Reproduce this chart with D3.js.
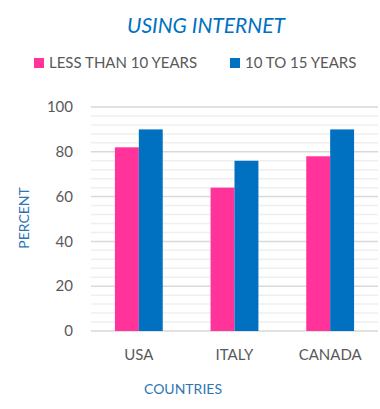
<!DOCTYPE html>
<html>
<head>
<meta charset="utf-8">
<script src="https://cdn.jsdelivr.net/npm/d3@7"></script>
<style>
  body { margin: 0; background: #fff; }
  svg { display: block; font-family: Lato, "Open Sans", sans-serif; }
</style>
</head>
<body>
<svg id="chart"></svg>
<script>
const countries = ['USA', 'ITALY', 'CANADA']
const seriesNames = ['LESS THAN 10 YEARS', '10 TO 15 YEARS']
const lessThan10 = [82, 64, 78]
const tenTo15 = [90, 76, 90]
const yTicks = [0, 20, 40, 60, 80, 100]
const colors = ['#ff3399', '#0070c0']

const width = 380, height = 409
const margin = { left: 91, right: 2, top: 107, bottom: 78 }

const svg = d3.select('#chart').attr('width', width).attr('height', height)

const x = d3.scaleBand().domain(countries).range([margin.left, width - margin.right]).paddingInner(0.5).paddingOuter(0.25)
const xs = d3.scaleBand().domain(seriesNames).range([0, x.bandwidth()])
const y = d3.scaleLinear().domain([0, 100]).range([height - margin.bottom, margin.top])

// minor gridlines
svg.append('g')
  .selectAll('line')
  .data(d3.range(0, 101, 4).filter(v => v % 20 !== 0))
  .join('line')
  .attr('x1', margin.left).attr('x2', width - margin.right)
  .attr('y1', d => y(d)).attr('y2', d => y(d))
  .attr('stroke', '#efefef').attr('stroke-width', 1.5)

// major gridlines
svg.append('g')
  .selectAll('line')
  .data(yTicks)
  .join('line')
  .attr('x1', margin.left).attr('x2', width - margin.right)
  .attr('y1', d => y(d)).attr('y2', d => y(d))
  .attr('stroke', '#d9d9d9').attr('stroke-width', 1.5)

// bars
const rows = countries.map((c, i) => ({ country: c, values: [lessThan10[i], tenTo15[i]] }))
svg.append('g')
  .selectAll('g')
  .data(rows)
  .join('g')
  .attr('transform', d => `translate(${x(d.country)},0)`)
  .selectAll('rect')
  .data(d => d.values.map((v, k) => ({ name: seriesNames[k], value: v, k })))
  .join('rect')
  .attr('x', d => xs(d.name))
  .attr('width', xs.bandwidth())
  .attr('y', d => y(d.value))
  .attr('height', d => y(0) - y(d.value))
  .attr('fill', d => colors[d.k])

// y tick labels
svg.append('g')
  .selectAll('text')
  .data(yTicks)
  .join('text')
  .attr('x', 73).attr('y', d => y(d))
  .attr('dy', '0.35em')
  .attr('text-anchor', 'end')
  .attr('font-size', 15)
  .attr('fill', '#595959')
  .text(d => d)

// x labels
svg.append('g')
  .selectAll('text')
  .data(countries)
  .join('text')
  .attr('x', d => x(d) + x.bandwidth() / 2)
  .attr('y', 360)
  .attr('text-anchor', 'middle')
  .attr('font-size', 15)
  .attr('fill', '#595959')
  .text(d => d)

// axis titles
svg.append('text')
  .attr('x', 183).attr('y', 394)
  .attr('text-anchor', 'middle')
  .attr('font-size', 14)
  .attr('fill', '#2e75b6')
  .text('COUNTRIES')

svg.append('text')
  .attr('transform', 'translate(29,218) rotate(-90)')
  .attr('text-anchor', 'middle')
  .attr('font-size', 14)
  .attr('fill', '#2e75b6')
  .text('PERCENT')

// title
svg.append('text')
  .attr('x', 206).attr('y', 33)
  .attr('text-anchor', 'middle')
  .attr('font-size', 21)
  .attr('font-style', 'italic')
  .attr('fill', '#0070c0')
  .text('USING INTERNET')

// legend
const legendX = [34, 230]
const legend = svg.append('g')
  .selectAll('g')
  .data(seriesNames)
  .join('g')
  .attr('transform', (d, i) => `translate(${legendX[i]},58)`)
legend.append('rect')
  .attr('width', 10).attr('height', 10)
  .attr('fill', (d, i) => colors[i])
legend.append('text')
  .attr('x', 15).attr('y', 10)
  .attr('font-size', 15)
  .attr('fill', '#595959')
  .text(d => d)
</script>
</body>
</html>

---

**What the task asks**
With all pictures left out, please transcribe exactly the lines from the start of the material through the line with "d => colors[d.k])".

**Task response**
Reproduce this chart with D3.js.
<!DOCTYPE html>
<html>
<head>
<meta charset="utf-8">
<script src="https://cdn.jsdelivr.net/npm/d3@7"></script>
<style>
  body { margin: 0; background: #fff; }
  svg { display: block; font-family: Lato, "Open Sans", sans-serif; }
</style>
</head>
<body>
<svg id="chart"></svg>
<script>
const countries = ['USA', 'ITALY', 'CANADA']
const seriesNames = ['LESS THAN 10 YEARS', '10 TO 15 YEARS']
const lessThan10 = [82, 64, 78]
const tenTo15 = [90, 76, 90]
const yTicks = [0, 20, 40, 60, 80, 100]
const colors = ['#ff3399', '#0070c0']

const width = 380, height = 409
const margin = { left: 91, right: 2, top: 107, bottom: 78 }

const svg = d3.select('#chart').attr('width', width).attr('height', height)

const x = d3.scaleBand().domain(countries).range([margin.left, width - margin.right]).paddingInner(0.5).paddingOuter(0.25)
const xs = d3.scaleBand().domain(seriesNames).range([0, x.bandwidth()])
const y = d3.scaleLinear().domain([0, 100]).range([height - margin.bottom, margin.top])

// minor gridlines
svg.append('g')
  .selectAll('line')
  .data(d3.range(0, 101, 4).filter(v => v % 20 !== 0))
  .join('line')
  .attr('x1', margin.left).attr('x2', width - margin.right)
  .attr('y1', d => y(d)).attr('y2', d => y(d))
  .attr('stroke', '#efefef').attr('stroke-width', 1.5)

// major gridlines
svg.append('g')
  .selectAll('line')
  .data(yTicks)
  .join('line')
  .attr('x1', margin.left).attr('x2', width - margin.right)
  .attr('y1', d => y(d)).attr('y2', d => y(d))
  .attr('stroke', '#d9d9d9').attr('stroke-width', 1.5)

// bars
const rows = countries.map((c, i) => ({ country: c, values: [lessThan10[i], tenTo15[i]] }))
svg.append('g')
  .selectAll('g')
  .data(rows)
  .join('g')
  .attr('transform', d => `translate(${x(d.country)},0)`)
  .selectAll('rect')
  .data(d => d.values.map((v, k) => ({ name: seriesNames[k], value: v, k })))
  .join('rect')
  .attr('x', d => xs(d.name))
  .attr('width', xs.bandwidth())
  .attr('y', d => y(d.value))
  .attr('height', d => y(0) - y(d.value))
  .attr('fill', d => colors[d.k])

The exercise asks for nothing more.